Another Word For It Patrick Durusau on Topic Maps and Semantic Diversity

March 27, 2014

WebScaleSQL

Filed under: Facebook,MySQL — Patrick Durusau @ 3:58 pm

WebScaleSQL

From the webpage:

What is WebScaleSQL?

WebScaleSQL is a collaboration among engineers from several companies that face similar challenges in running MySQL at scale, and seek greater performance from a database technology tailored for their needs.

Our goal in launching WebScaleSQL is to enable the scale-oriented members of the MySQL community to work more closely together in order to prioritize the aspects that are most important to us. We aim to create a more integrated system of knowledge-sharing to help companies leverage the great features already found in MySQL 5.6, while building and adding more features that are specific to deployments in large scale environments. In the last few months, engineers from all four companies have contributed code and provided feedback to each other to develop a new, more unified, and more collaborative branch of MySQL.

But as effective as this collaboration has been so far, we know we’re not the only ones who are trying to solve these particular challenges. So we will keep WebScaleSQL open as we go, to encourage others who have the scale and resources to customize MySQL to join in our efforts. And of course we will welcome input from anyone who wants to contribute, regardless of what they are currently working on.

Who is behind WebScaleSQL?

WebScaleSQL currently includes contributions from MySQL engineering teams at Facebook, Google, LinkedIn, and Twitter.

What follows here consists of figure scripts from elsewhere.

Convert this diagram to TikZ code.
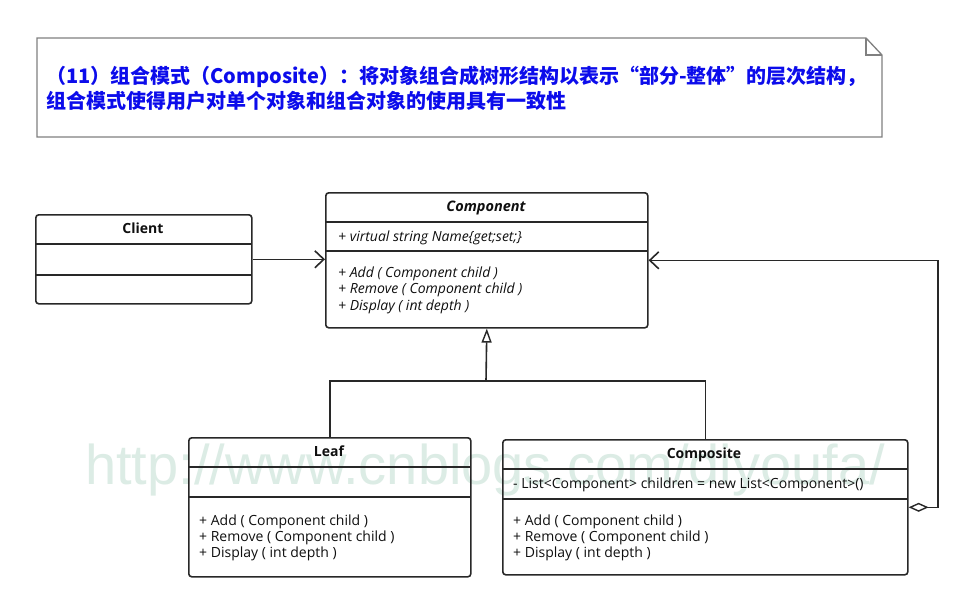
\documentclass[tikz,border=0pt]{standalone}
\usepackage{fontspec}
\setmainfont{Open Sans}
\newfontfamily\cjkfont{Noto Sans CJK SC}
\newfontfamily\wmfont{Liberation Sans}
\usetikzlibrary{arrows.meta}
\definecolor{linec}{RGB}{40,40,40}
\definecolor{notec}{RGB}{128,128,128}
\definecolor{titlec}{RGB}{12,12,235}
\definecolor{wmc}{RGB}{220,236,229}
\definecolor{textc}{RGB}{15,15,15}
\begin{document}
\begin{tikzpicture}[x=1pt,y=-1pt,
  cls/.style={draw=linec, line width=1.6pt, rounded corners=3pt, anchor=north west, inner sep=0pt},
  member/.style={anchor=west, inner sep=0pt, text height=10pt, text depth=0.5pt, text=textc, font=\fontsize{14}{16}\selectfont},
  head/.style={inner sep=0pt, text height=10pt, text depth=0.5pt, text=textc, font=\fontsize{14}{16}\selectfont\bfseries},
  divider/.style={draw=linec, line width=1.6pt},
  conn/.style={draw=linec, line width=1.6pt},
  titletxt/.style={anchor=west, inner sep=0pt, text=titlec, font=\cjkfont\bfseries\fontsize{20}{22}\selectfont}
]
\useasboundingbox[fill=white] (0,0) rectangle (969,603);

% watermark
\node[inner sep=0pt, text=wmc, font=\wmfont\fontsize{56}{60}\selectfont] (wm) at (485,470) {http://www.cnblogs.com/diyoufa/};

% note
\draw[notec, line width=1.3pt] (37,38) -- (866,38) -- (882,55) -- (882,137) -- (37,137) -- cycle;
\draw[notec, line width=1.3pt] (866,38) -- (866,55) -- (882,55);
\node[titletxt] (t1) at (46,77) {（11）组合模式（Composite）：将对象组合成树形结构以表示“部分-整体”的层次结构，};
\node[titletxt] (t2) at (46,101) {组合模式使得用户对单个对象和组合对象的使用具有一致性};

% Component
\node[cls, minimum width=322, minimum height=135] (comp) at (325,192) {};
\draw[divider] (325,222) -- (647,222);
\draw[divider] (325,251) -- (647,251);
\node[head, font=\fontsize{14.5}{16}\selectfont\bfseries\itshape] (compn) at (486,207) {Component};
\node[member, font=\fontsize{14}{16}\selectfont\itshape] (compa) at (338,237) {+ virtual string Name\{get;set;\}};
\node[member, font=\fontsize{14}{16}\selectfont\itshape] (compm1) at (338,273) {+ Add ( Component child )};
\node[member, font=\fontsize{14}{16}\selectfont\itshape] (compm2) at (338,289) {+ Remove ( Component child )};
\node[member, font=\fontsize{14}{16}\selectfont\itshape] (compm3) at (338,306) {+ Display ( int depth )};

% Client
\node[cls, minimum width=216, minimum height=89] (client) at (35,214) {};
\draw[divider] (35,244) -- (251,244);
\draw[divider] (35,275) -- (251,275);
\node[head] (clientn) at (143,229) {Client};

% Leaf
\node[cls, minimum width=282, minimum height=139] (leaf) at (188,437) {};
\draw[divider] (188,467) -- (470,467);
\draw[divider] (188,497) -- (470,497);
\node[head] (leafn) at (329,452) {Leaf};
\node[member] (leafm1) at (199,521) {+ Add ( Component child )};
\node[member] (leafm2) at (199,537) {+ Remove ( Component child )};
\node[member] (leafm3) at (199,553) {+ Display ( int depth )};

% Composite
\node[cls, minimum width=405, minimum height=135] (compo) at (502,439) {};
\draw[divider] (502,469) -- (907,469);
\draw[divider] (502,499) -- (907,499);
\node[head] (compon) at (704,454) {Composite};
\node[member] (compoa) at (513,484) {- List<Component> children = new List<Component>()};
\node[member] (compom1) at (513,521) {+ Add ( Component child )};
\node[member] (compom2) at (513,537) {+ Remove ( Component child )};
\node[member] (compom3) at (513,553) {+ Display ( int depth )};

% connectors
\draw[conn, -{Straight Barb[length=9pt,width=17pt,line width=1.6pt]}] (client.east) -- (client.east -| comp.west);
\coordinate (j) at (486,381);
\draw[conn] (leaf.north) |- (j) -| (compo.north);
\draw[conn, -{Triangle[open, length=14pt, width=10pt, line width=1.4pt]}] (j) -- (comp.south);
\coordinate (aggc) at (938,400);
\draw[conn, {Diamond[open, length=20pt, width=9pt, line width=1.4pt]}-{Straight Barb[length=9pt,width=17pt,line width=1.6pt]}] (compo.east) -| (aggc) |- (comp.east);
\end{tikzpicture}
\end{document}
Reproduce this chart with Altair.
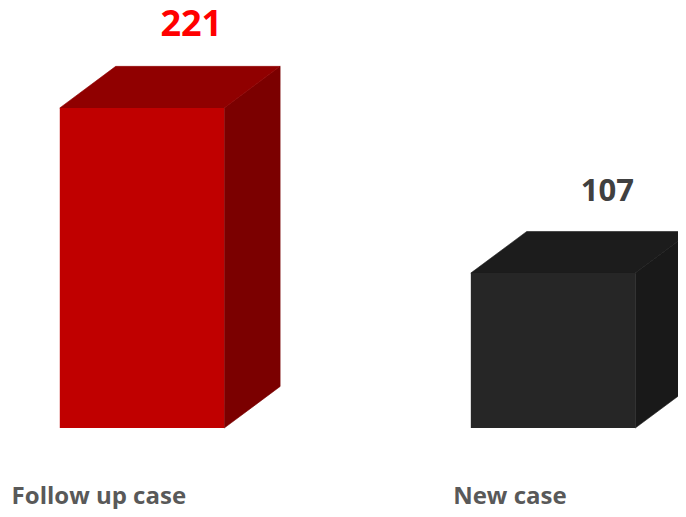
import altair as alt
import pandas as pd

# ---- data ----
categories = ["Follow up case", "New case"]
values = [221, 107]

# ---- styles ----
front_colors = ["#C00000", "#262626"]
top_colors = ["#900000", "#1C1C1C"]
side_colors = ["#7B0000", "#191919"]
label_colors = ["#FF0000", "#404040"]
label_sizes = [36, 31]

# ---- geometry constants (data units) ----
HALF_W = 0.2     # half width of the front face (in slot units)
DEPTH_X = 0.136  # horizontal depth of the 3D effect
DEPTH_Y = 28.7   # vertical depth of the 3D effect (value units)
X_DOMAIN = [-0.326, 1.304]
Y_DOMAIN = [-55.9, 290.0]

W, H = 670, 501
FONT = "Open Sans"

front_rows, side_rows, top_rows = [], [], []
for i, (c, v) in enumerate(zip(categories, values)):
    front_rows.append({"cat": c, "x": i - HALF_W, "x2": i + HALF_W, "y": 0, "y2": v})
    side_rows.append({"cat": c, "x": i + HALF_W, "y": 0, "y2": v})
    side_rows.append({"cat": c, "x": i + HALF_W + DEPTH_X, "y": DEPTH_Y, "y2": v + DEPTH_Y})
    top_rows.append({"cat": c, "y": v, "x": i - HALF_W, "x2": i + HALF_W})
    top_rows.append({"cat": c, "y": v + DEPTH_Y, "x": i - HALF_W + DEPTH_X, "x2": i + HALF_W + DEPTH_X})

front_df = pd.DataFrame(front_rows)
side_df = pd.DataFrame(side_rows)
top_df = pd.DataFrame(top_rows)
label_df = pd.DataFrame({
    "cat": categories,
    "value": values,
    "x": [0.12, 1.132],
    "y": [v + DEPTH_Y for v in values],
    "size": label_sizes,
})
cat_df = pd.DataFrame({
    "cat": categories,
    "x": [i - 0.105 for i in range(len(values))],
    "y": [0 for _ in values],
})

xs = alt.Scale(domain=X_DOMAIN, nice=False, zero=False)
ys = alt.Scale(domain=Y_DOMAIN, nice=False, zero=False)

def col(rng):
    return alt.Color("cat:N", scale=alt.Scale(domain=categories, range=rng), legend=None)

side = alt.Chart(side_df).mark_area(orient="vertical", strokeWidth=0.6).encode(
    x=alt.X("x:Q", scale=xs, axis=None),
    y=alt.Y("y:Q", scale=ys, axis=None),
    y2="y2:Q",
    color=col(side_colors),
    stroke=alt.Stroke("cat:N", scale=alt.Scale(domain=categories, range=side_colors), legend=None),
)

top = alt.Chart(top_df).mark_area(orient="horizontal", strokeWidth=0.6).encode(
    y=alt.Y("y:Q", scale=ys, axis=None),
    x=alt.X("x:Q", scale=xs, axis=None),
    x2="x2:Q",
    color=col(top_colors),
    stroke=alt.Stroke("cat:N", scale=alt.Scale(domain=categories, range=top_colors), legend=None),
)

front = alt.Chart(front_df).mark_rect().encode(
    x=alt.X("x:Q", scale=xs, axis=None),
    x2="x2:Q",
    y=alt.Y("y:Q", scale=ys, axis=None),
    y2="y2:Q",
    color=col(front_colors),
)

labels = alt.Chart(label_df).mark_text(
    font=FONT, fontWeight="bold", baseline="alphabetic", align="center", dy=-30
).encode(
    x=alt.X("x:Q", scale=xs, axis=None),
    y=alt.Y("y:Q", scale=ys, axis=None),
    text="value:Q",
    color=col(label_colors),
    size=alt.Size("size:Q", scale=None, legend=None),
)

cat_labels = alt.Chart(cat_df).mark_text(
    font=FONT, fontWeight="bold", fontSize=24, baseline="alphabetic", align="center",
    dy=76, color="#595959"
).encode(
    x=alt.X("x:Q", scale=xs, axis=None),
    y=alt.Y("y:Q", scale=ys, axis=None),
    text="cat:N",
)

chart = alt.layer(side, top, front, labels, cat_labels).resolve_scale(
    color="independent", stroke="independent"
).properties(
    width=W, height=H, padding=0, autosize=alt.AutoSizeParams(type="none")
).configure_view(stroke=None)

chart.save("out.html", embed_options={"renderer": "svg", "actions": False})
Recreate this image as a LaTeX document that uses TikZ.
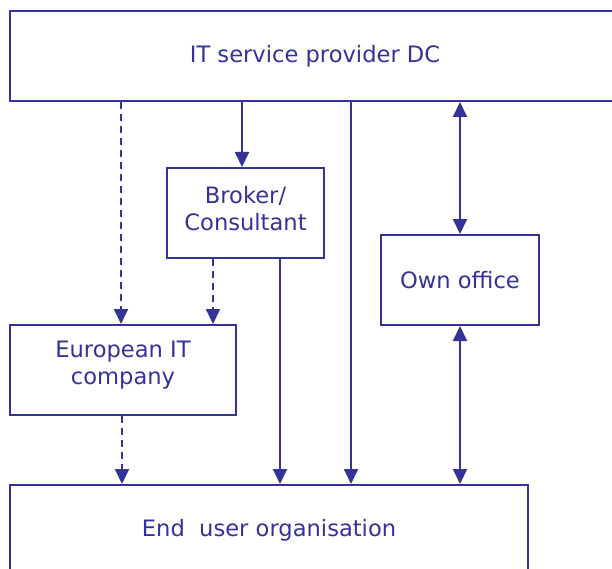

Together, we are working to share a common base of code changes to the upstream MySQL branch that we can all use and that will be made available via open source. This collaboration will expand on existing work by the MySQL community, and we will continue to track the upstream branch that is the latest, production-ready release (currently MySQL 5.6).

Correct me if I’m wrong but don’t teams from Facebook, Google, LinkedIn and Twitter know a graph when they see one? 😉

Even people who recognize graphs may need an SQL solution every now and again. Besides, solutions should not drive IT policy.

Requirements and meeting those requirements should drive IT policy. You are less likely to own very popular, expensive and ineffectual solutions when requirements rule. (Even iterative requirements in the agile approach are requirements.)

A reminder that MySQL/WebScaleSQL compiles from source with:

A working ANSI C++ compiler. GCC 4.2.1 or later, Sun Studio 10 or later, Visual Studio 2008 or later, and many current vendor-supplied compilers are known to work. (INSTALL-SOURCE)

Which makes it a target, sorry, subject for analysis of any vulnerabilities with joern.